**RECORD EXTRACTS:**
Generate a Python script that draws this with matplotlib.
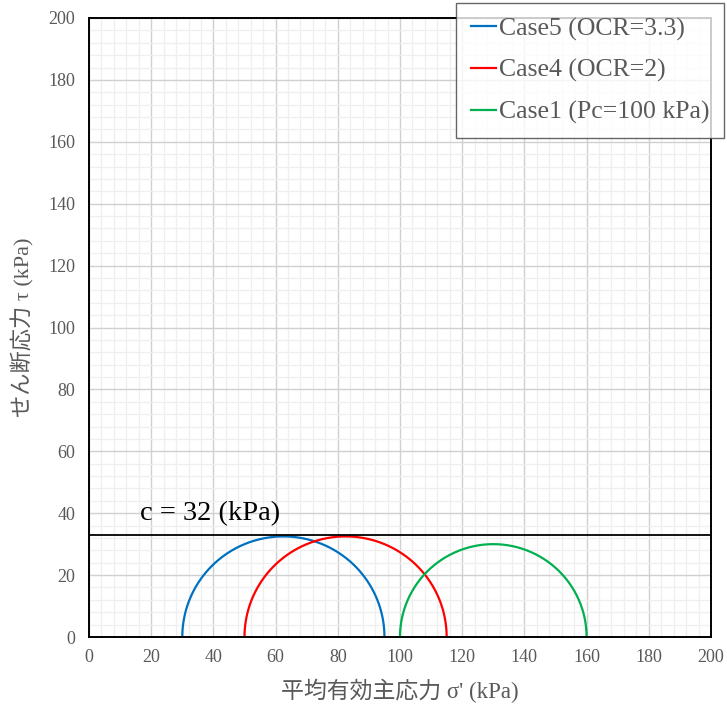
import matplotlib.pyplot as plt
import numpy as np

# Mohr circles: minor / major effective principal stress of each case (kPa)
cases = ['Case5 (OCR=3.3)', 'Case4 (OCR=2)', 'Case1 (Pc=100 kPa)']
sigma3 = [30, 50, 100]
sigma1 = [95, 115, 160]
colors = ['#0070C0', '#FF0000', '#00B050']

# cohesion line
c_line = 33
c_label = 'c = 32 (kPa)'

x_ticks = list(range(0, 201, 20))
y_ticks = list(range(0, 201, 20))

JP_FONT = ['Liberation Serif', 'Noto Sans CJK JP']
GRAY = '#595959'

fig = plt.figure(figsize=(7.27, 7.05), dpi=100)
ax = fig.add_axes([89 / 727, 1 - 637 / 705, 622 / 727, 619 / 705])

theta = np.linspace(0, np.pi, 300)
for name, s3, s1, col in zip(cases, sigma3, sigma1, colors):
    center = (s1 + s3) / 2
    radius = (s1 - s3) / 2
    ax.plot(center + radius * np.cos(theta), radius * np.sin(theta),
            color=col, lw=1.6, label=name)

ax.axhline(c_line, color='black', lw=1.3)
ax.text(16.5, 37.8, c_label, fontsize=20.5, family='Liberation Serif',
        color='black', va='baseline')

ax.set_xlim(0, 200)
ax.set_ylim(0, 200)
ax.set_xticks(x_ticks)
ax.set_yticks(y_ticks)
ax.set_xticks(np.arange(0, 201, 4), minor=True)
ax.set_yticks(np.arange(0, 201, 4), minor=True)
ax.grid(True, which='major', color='#d0d0d0', lw=1.0)
ax.grid(True, which='minor', color='#efefef', lw=0.9)
ax.set_axisbelow(True)
ax.tick_params(which='both', length=0, labelsize=13, labelcolor=GRAY)
ax.tick_params(axis='x', pad=9)
ax.tick_params(axis='y', pad=10)
for lab in ax.get_xticklabels() + ax.get_yticklabels():
    lab.set_family('Liberation Serif')
for sp in ax.spines.values():
    sp.set_color('black')
    sp.set_linewidth(1.4)

ax.set_xlabel("平均有効主応力 σ' (kPa)", family=JP_FONT, fontsize=16.5,
              color=GRAY, labelpad=9)
ax.set_ylabel('せん断応力 τ (kPa)', family=JP_FONT, fontsize=16,
              color=GRAY, labelpad=10)

leg = fig.legend(loc='upper right', bbox_to_anchor=(724 / 727, 1 - 3 / 705),
                 prop={'family': 'Liberation Serif', 'size': 18.5},
                 frameon=True, fancybox=False, edgecolor='#404040',
                 handlelength=1.0, handletextpad=0.12, borderpad=0.55,
                 labelspacing=0.72, borderaxespad=0)
leg.get_frame().set_linewidth(1.0)
for t in leg.get_texts():
    t.set_color(GRAY)
leg.set_zorder(10)

fig.savefig('out.png', dpi=100)
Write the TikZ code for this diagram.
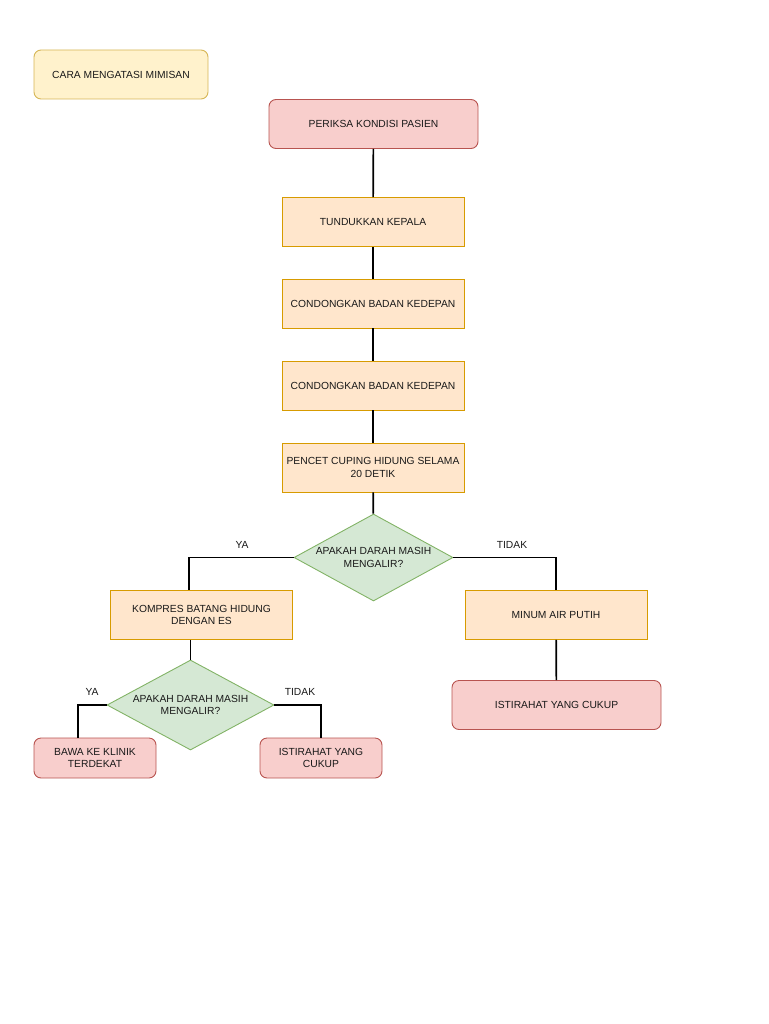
\documentclass[tikz,border=0pt]{standalone}
\usepackage{fontspec}
\setmainfont{Liberation Sans}
\usepackage{xcolor}
\usetikzlibrary{shapes.geometric}
\definecolor{orangefill}{HTML}{FFE6CC}
\definecolor{orangeline}{HTML}{D79B00}
\definecolor{redfill}{HTML}{F8CECC}
\definecolor{redline}{HTML}{B85450}
\definecolor{greenfill}{HTML}{D5E8D4}
\definecolor{greenline}{HTML}{82B366}
\definecolor{yellowfill}{HTML}{FFF2CC}
\definecolor{yellowline}{HTML}{D6B656}
\tikzset{
    every node/.style={font=\fontsize{10.3}{12.4}\selectfont,text=black!90},
    procbox/.style={rectangle,draw=orangeline,fill=orangefill,line width=0.9pt,minimum width=182pt,minimum height=49pt,inner sep=0pt,align=center},
    endbox/.style={rectangle,rounded corners=7pt,draw=redline,fill=redfill,line width=0.9pt,minimum width=209pt,minimum height=49pt,inner sep=0pt,align=center},
    smallend/.style={endbox,minimum width=122pt,minimum height=40pt},
    titlebox/.style={rectangle,rounded corners=7pt,draw=yellowline,fill=yellowfill,line width=0.9pt,minimum width=174pt,minimum height=49pt,inner sep=0pt},
    decision/.style={diamond,draw=greenline,fill=greenfill,line width=0.9pt,inner sep=0pt},
    edgelabel/.style={inner sep=0pt},
    link/.style={line width=1.7pt},
    branch/.style={line width=1.1pt},
    }
\begin{document}
\begin{tikzpicture}[x=1pt,y=-1pt]
    \useasboundingbox (0,0) rectangle (768,1024);
        \node[titlebox] (title) at (121,74.5) {CARA MENGATASI MIMISAN};

        \node[endbox] (periksa) at (373.5,124) {PERIKSA KONDISI PASIEN};
        \node[procbox] (tunduk) at (373,222) {TUNDUKKAN KEPALA};
        \node[procbox] (condongA) at (373,303.5) {CONDONGKAN BADAN KEDEPAN};
        \node[procbox] (condongB) at (373,385.5) {CONDONGKAN BADAN KEDEPAN};
        \node[procbox] (pencet) at (373,467.5) {PENCET CUPING HIDUNG SELAMA\\20 DETIK};
        \node[decision,minimum width=159pt,minimum height=87pt,
              label={[align=center]center:APAKAH DARAH MASIH\\MENGALIR?}] (tanyaA) at (373.5,557.5) {};

        \node[procbox] (kompres) at (201.5,615) {KOMPRES BATANG HIDUNG\\DENGAN ES};
        \node[procbox] (minum) at (556,615) {MINUM AIR PUTIH};
        \node[endbox] (rehatA) at (556.5,705) {ISTIRAHAT YANG CUKUP};

        \node[decision,minimum width=167pt,minimum height=90pt,
              label={[align=center]center:APAKAH DARAH MASIH\\MENGALIR?}] (tanyaB) at (190.5,705) {};
        \node[smallend] (klinik) at (95,758) {BAWA KE KLINIK\\TERDEKAT};
        \node[smallend] (rehatB) at (321,758) {ISTIRAHAT YANG\\CUKUP};

        \coordinate (kompresIn) at (189,590);
        \coordinate (klinikIn) at (78,738);

        \node[edgelabel] (yaA) at (242,545) {YA};
        \node[edgelabel] (tidakA) at (512,545) {TIDAK};
        \node[edgelabel] (yaB) at (92,692) {YA};
        \node[edgelabel] (tidakB) at (300,692) {TIDAK};

    \draw[link] (periksa) to (tunduk);
    \draw[link] (tunduk) to (condongA);
    \draw[link] (condongA) to (condongB);
    \draw[link] (condongB) to (pencet);
    \draw[link] (pencet) to (tanyaA);
    \draw[link] (minum) to (rehatA);
    \draw[link] (tanyaB.north |- kompres.south) to (tanyaB.north);

    \draw[branch] (tanyaA.west) -| (kompresIn);
    \draw[branch] (tanyaA.east) -| (minum.north);
    \draw[branch] (tanyaB.west) -| (klinikIn);
    \draw[branch] (tanyaB.east) -| (rehatB.north);
\end{tikzpicture}
\end{document}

**WORK INSTRUCTIONS:** Reproduce the records above exactly, leaving out every picture they contain.

**TASK OUTPUT:**
Generate a Python script that draws this with matplotlib.
import matplotlib.pyplot as plt
import numpy as np

# Mohr circles: minor / major effective principal stress of each case (kPa)
cases = ['Case5 (OCR=3.3)', 'Case4 (OCR=2)', 'Case1 (Pc=100 kPa)']
sigma3 = [30, 50, 100]
sigma1 = [95, 115, 160]
colors = ['#0070C0', '#FF0000', '#00B050']

# cohesion line
c_line = 33
c_label = 'c = 32 (kPa)'

x_ticks = list(range(0, 201, 20))
y_ticks = list(range(0, 201, 20))

JP_FONT = ['Liberation Serif', 'Noto Sans CJK JP']
GRAY = '#595959'

fig = plt.figure(figsize=(7.27, 7.05), dpi=100)
ax = fig.add_axes([89 / 727, 1 - 637 / 705, 622 / 727, 619 / 705])

theta = np.linspace(0, np.pi, 300)
for name, s3, s1, col in zip(cases, sigma3, sigma1, colors):
    center = (s1 + s3) / 2
    radius = (s1 - s3) / 2
    ax.plot(center + radius * np.cos(theta), radius * np.sin(theta),
            color=col, lw=1.6, label=name)

ax.axhline(c_line, color='black', lw=1.3)
ax.text(16.5, 37.8, c_label, fontsize=20.5, family='Liberation Serif',
        color='black', va='baseline')

ax.set_xlim(0, 200)
ax.set_ylim(0, 200)
ax.set_xticks(x_ticks)
ax.set_yticks(y_ticks)
ax.set_xticks(np.arange(0, 201, 4), minor=True)
ax.set_yticks(np.arange(0, 201, 4), minor=True)
ax.grid(True, which='major', color='#d0d0d0', lw=1.0)
ax.grid(True, which='minor', color='#efefef', lw=0.9)
ax.set_axisbelow(True)
ax.tick_params(which='both', length=0, labelsize=13, labelcolor=GRAY)
ax.tick_params(axis='x', pad=9)
ax.tick_params(axis='y', pad=10)
for lab in ax.get_xticklabels() + ax.get_yticklabels():
    lab.set_family('Liberation Serif')
for sp in ax.spines.values():
    sp.set_color('black')
    sp.set_linewidth(1.4)

ax.set_xlabel("平均有効主応力 σ' (kPa)", family=JP_FONT, fontsize=16.5,
              color=GRAY, labelpad=9)
ax.set_ylabel('せん断応力 τ (kPa)', family=JP_FONT, fontsize=16,
              color=GRAY, labelpad=10)

leg = fig.legend(loc='upper right', bbox_to_anchor=(724 / 727, 1 - 3 / 705),
                 prop={'family': 'Liberation Serif', 'size': 18.5},
                 frameon=True, fancybox=False, edgecolor='#404040',
                 handlelength=1.0, handletextpad=0.12, borderpad=0.55,
                 labelspacing=0.72, borderaxespad=0)
leg.get_frame().set_linewidth(1.0)
for t in leg.get_texts():
    t.set_color(GRAY)
leg.set_zorder(10)

fig.savefig('out.png', dpi=100)
Write the TikZ code for this diagram.
\documentclass[tikz,border=0pt]{standalone}
\usepackage{fontspec}
\setmainfont{Liberation Sans}
\usepackage{xcolor}
\usetikzlibrary{shapes.geometric}
\definecolor{orangefill}{HTML}{FFE6CC}
\definecolor{orangeline}{HTML}{D79B00}
\definecolor{redfill}{HTML}{F8CECC}
\definecolor{redline}{HTML}{B85450}
\definecolor{greenfill}{HTML}{D5E8D4}
\definecolor{greenline}{HTML}{82B366}
\definecolor{yellowfill}{HTML}{FFF2CC}
\definecolor{yellowline}{HTML}{D6B656}
\tikzset{
    every node/.style={font=\fontsize{10.3}{12.4}\selectfont,text=black!90},
    procbox/.style={rectangle,draw=orangeline,fill=orangefill,line width=0.9pt,minimum width=182pt,minimum height=49pt,inner sep=0pt,align=center},
    endbox/.style={rectangle,rounded corners=7pt,draw=redline,fill=redfill,line width=0.9pt,minimum width=209pt,minimum height=49pt,inner sep=0pt,align=center},
    smallend/.style={endbox,minimum width=122pt,minimum height=40pt},
    titlebox/.style={rectangle,rounded corners=7pt,draw=yellowline,fill=yellowfill,line width=0.9pt,minimum width=174pt,minimum height=49pt,inner sep=0pt},
    decision/.style={diamond,draw=greenline,fill=greenfill,line width=0.9pt,inner sep=0pt},
    edgelabel/.style={inner sep=0pt},
    link/.style={line width=1.7pt},
    branch/.style={line width=1.1pt},
    }
\begin{document}
\begin{tikzpicture}[x=1pt,y=-1pt]
    \useasboundingbox (0,0) rectangle (768,1024);
        \node[titlebox] (title) at (121,74.5) {CARA MENGATASI MIMISAN};

        \node[endbox] (periksa) at (373.5,124) {PERIKSA KONDISI PASIEN};
        \node[procbox] (tunduk) at (373,222) {TUNDUKKAN KEPALA};
        \node[procbox] (condongA) at (373,303.5) {CONDONGKAN BADAN KEDEPAN};
        \node[procbox] (condongB) at (373,385.5) {CONDONGKAN BADAN KEDEPAN};
        \node[procbox] (pencet) at (373,467.5) {PENCET CUPING HIDUNG SELAMA\\20 DETIK};
        \node[decision,minimum width=159pt,minimum height=87pt,
              label={[align=center]center:APAKAH DARAH MASIH\\MENGALIR?}] (tanyaA) at (373.5,557.5) {};

        \node[procbox] (kompres) at (201.5,615) {KOMPRES BATANG HIDUNG\\DENGAN ES};
        \node[procbox] (minum) at (556,615) {MINUM AIR PUTIH};
        \node[endbox] (rehatA) at (556.5,705) {ISTIRAHAT YANG CUKUP};

        \node[decision,minimum width=167pt,minimum height=90pt,
              label={[align=center]center:APAKAH DARAH MASIH\\MENGALIR?}] (tanyaB) at (190.5,705) {};
        \node[smallend] (klinik) at (95,758) {BAWA KE KLINIK\\TERDEKAT};
        \node[smallend] (rehatB) at (321,758) {ISTIRAHAT YANG\\CUKUP};

        \coordinate (kompresIn) at (189,590);
        \coordinate (klinikIn) at (78,738);

        \node[edgelabel] (yaA) at (242,545) {YA};
        \node[edgelabel] (tidakA) at (512,545) {TIDAK};
        \node[edgelabel] (yaB) at (92,692) {YA};
        \node[edgelabel] (tidakB) at (300,692) {TIDAK};

    \draw[link] (periksa) to (tunduk);
    \draw[link] (tunduk) to (condongA);
    \draw[link] (condongA) to (condongB);
    \draw[link] (condongB) to (pencet);
    \draw[link] (pencet) to (tanyaA);
    \draw[link] (minum) to (rehatA);
    \draw[link] (tanyaB.north |- kompres.south) to (tanyaB.north);

    \draw[branch] (tanyaA.west) -| (kompresIn);
    \draw[branch] (tanyaA.east) -| (minum.north);
    \draw[branch] (tanyaB.west) -| (klinikIn);
    \draw[branch] (tanyaB.east) -| (rehatB.north);
\end{tikzpicture}
\end{document}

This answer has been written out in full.